Within two minutes of kickoff, Alvaro Saborio scored with a perfectly placed 19-yard shot. Color commentator John Harkes admitted it was an "excellent finish." But if you were admiring, during the replays, how Saborio avoided being sandwiched by Pablo Mastroeni and Jose Francisco Torres by flicking the ball between them and regaining his balance in time to launch the looping shot over keeper Tim Howard, Harkes explained the goal happened because "He should not have that much space!"
Then at halftime comes Alexi Lalas, who refused to give Costa Rica any credit for its effort. Lalas, as though he were a U.S. fan in the stands, described the first half as "garbage." There had been some good, entertaining soccer -- if you were watching both teams.
"You got to get a foot in there" Lalas told us during a replay of Saborio evading the feet of both Mastroeni and Torres in what some of us might describe as a superb dribbling maneuver.

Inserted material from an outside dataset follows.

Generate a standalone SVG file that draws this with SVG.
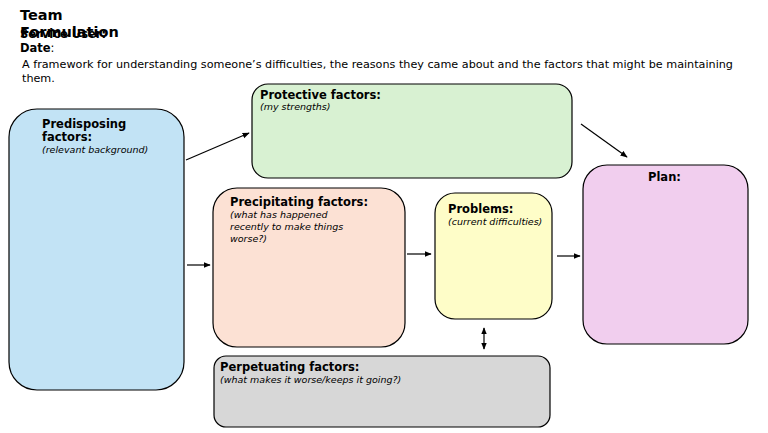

The Costa Ricans strung 12 passes together to score their second goal. If you were interested in who was making those passes you didn't get their names from play-by-play man JP Dellacamera, who was busy talking about U.S. players and their yellow-card problems up until the shot that scored.
The combination of precise passes that created the second goal didn't yield a compliment from Harkes. Instead, he advised the Americans to: "Get the tackles in and don't allow them to play so simply around them." As if the only reason the Ticos threaded their way up field so efficiently was because the Americans weren't trying.
Harkes was right to point out that Michael Bradley looked fatigued when he was beaten on the third goal. Harkes was also correct to question CoachBob Bradley pulling Torres at halftime and to criticize his sub, Sacha Kljestan. But during the second half after they went up 3-0, Harkes couldn't muster a word of praise for the Costa Ricans, whom he said could be tamed if someone just had the guts to take a "crack" at one of them.
For sure, the U.S. performance left much to be desired and criticism was deserved. But to see every attacking success as a defensive failure - ignoring the skill, effort and acumen of the successful team - is a dismal way of viewing the game of soccer.